DELPHI PETROLEUM, INC. v. MAGELLAN TERMINAL HOLDINGS, L.P.
Supreme Court of Delaware (2017)
Facts
- Delphi Petroleum, a company that buys and sells petroleum products, entered into two Terminalling Agreements with Magellan Terminal Holdings, which operates petroleum storage facilities.
- The agreements specified that Magellan would heat tanks containing heavy oil, and Delphi would reimburse Magellan for the fuel consumed, plus an additional 18%.
- However, Magellan measured fuel usage with meters instead of gauges, leading Delphi to claim overcharges.
- Prior to trial, Magellan refunded $421,603 for heating charges from 2007-2010, but Delphi sought additional refunds for overcharges from 2005 and 2006.
- The trial judge found that Delphi had been overcharged a total of $536,150 and awarded Delphi interest on this amount starting from September 25, 2013, the date of a substantial payment Delphi made.
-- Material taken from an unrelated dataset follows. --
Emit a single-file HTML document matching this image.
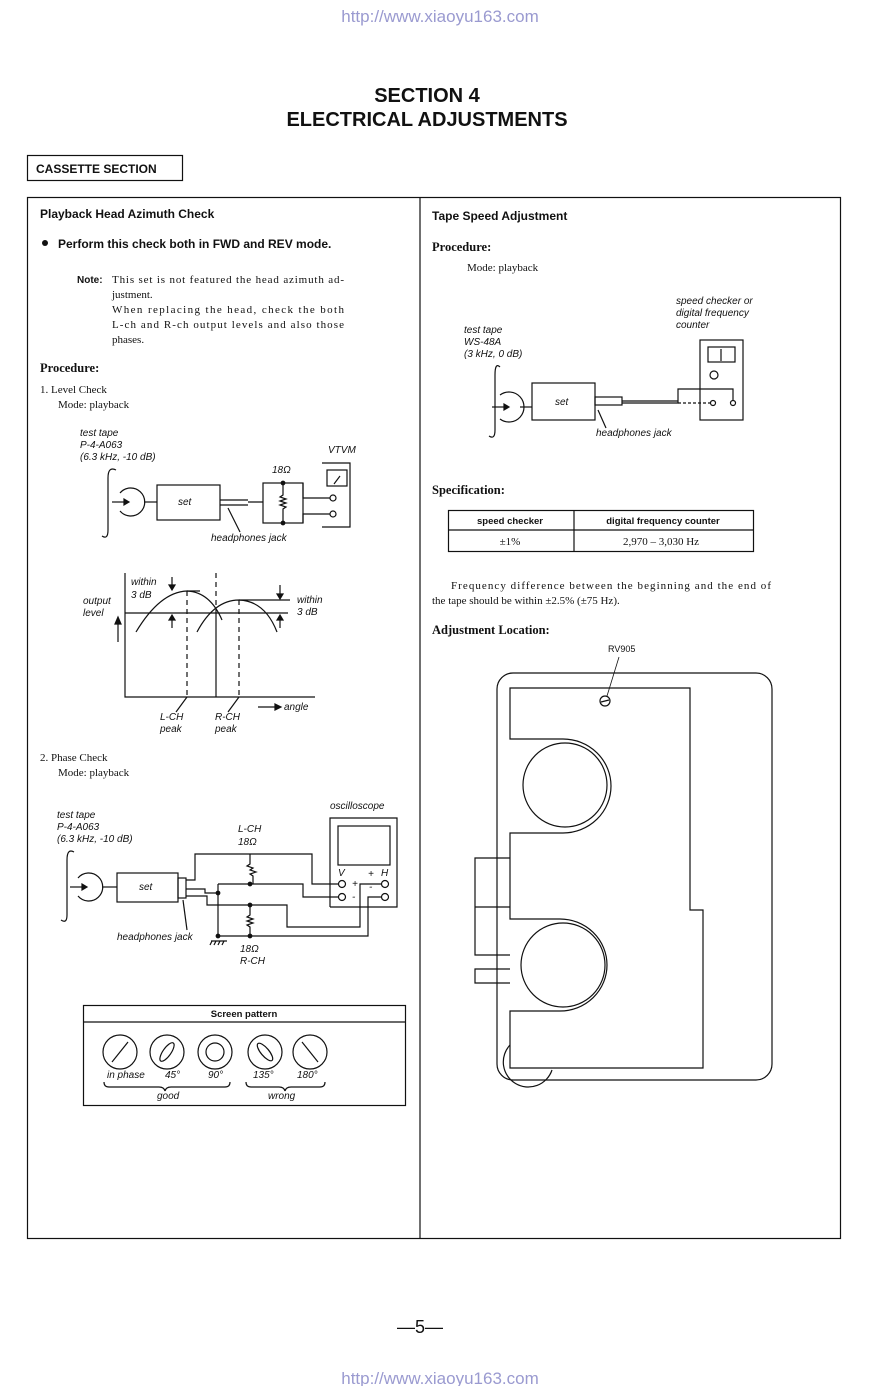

- Delphi appealed, arguing that interest should be calculated from the dates of the specific overcharge payments.
- Additionally, during the negotiation of the 2011 agreement, a miscommunication regarding truck deliveries led Delphi to claim fraud against Magellan.
- The Superior Court ruled in favor of Delphi on some claims and against Magellan on the fraud claim, leading to appeals by both parties.
Issue
- The issues were whether the trial court correctly determined the start date for pre-judgment interest on the overcharges and whether Magellan committed fraud during the negotiation of the 2011 agreement.
Holding — Vaughn, J.
- The Supreme Court of Delaware held that the trial court erred in its choice of the date for pre-judgment interest and also found that the trial court erred in concluding that Magellan committed fraud.
Rule
- Pre-judgment interest in a breach of contract case accrues from the date the plaintiff paid the overcharges, not from an unrelated payment date.
Reasoning
- The court reasoned that pre-judgment interest should begin from the dates when Delphi paid the specific overcharges, not from September 25, 2013, which was tied to a separate payment unrelated to the overcharges.
- The court noted that pre-judgment interest is intended to compensate a plaintiff for the loss of use of their money.
- On the issue of fraud, the court determined that Beall's email did not constitute a false representation as it merely reflected Magellan's agreement to the proposed changes.
- Furthermore, the court found that there was no duty for Magellan to disclose that the terminal was not equipped to accept truck deliveries, as there was no special relationship that created such an obligation.
- The court concluded that the trial judge's findings on fraud were not supported by the evidence and thus reversed that determination.
Deep Dive: How the Court Reached Its Decision
Pre-Judgment Interest Determination
The Supreme Court of Delaware determined that the trial court erred in selecting September 25, 2013, as the starting date for pre-judgment interest on overcharges owed to Delphi by Magellan. Instead, the court concluded that interest should commence from the specific dates when Delphi made payments for the overcharges, which occurred from 2005 to 2010. The rationale behind this decision rested on the principle that pre-judgment interest serves to compensate a plaintiff for the loss of use of their funds and to deter a defendant from benefiting from the retention of the plaintiff's money. The court noted that the September 2013 date was linked to a substantial payment made by Delphi, but that payment was unrelated to the overcharges in question. By tying interest to a payment that did not directly address the overcharges, the trial judge effectively overlooked the contractual obligations that dictated the timing of when the interest should accrue. Thus, the court remanded the case to determine the appropriate dates for interest calculation, emphasizing that the focus should be on when the overcharges were actually paid.
Fraud Claim Analysis
In addressing the fraud claim, the Supreme Court found that the trial court mistakenly concluded that Magellan had committed fraud against Delphi during the negotiation of the 2011 Terminalling Agreement. The court assessed the communication from Magellan's representative, Beall, which indicated agreement to Delphi's proposed changes regarding truck deliveries. The Supreme Court determined that this email did not contain a false representation; rather, it reflected Magellan's acceptance of the language proposed by Delphi. Moreover, the court recognized that there was no obligation for Magellan to disclose that the terminal was not equipped for truck deliveries, as there was no special relationship that would create such a duty. In a standard arms-length transaction, parties are not required to inform one another of particulars unless a special duty exists, which was not the case here. The court concluded that Magellan’s silence regarding its terminal's capabilities did not constitute fraud, particularly since the contract language was deemed unambiguous and did not permit truck deliveries. Consequently, the court reversed the trial court’s finding of fraud, emphasizing that the evidence did not support the trial court's conclusions.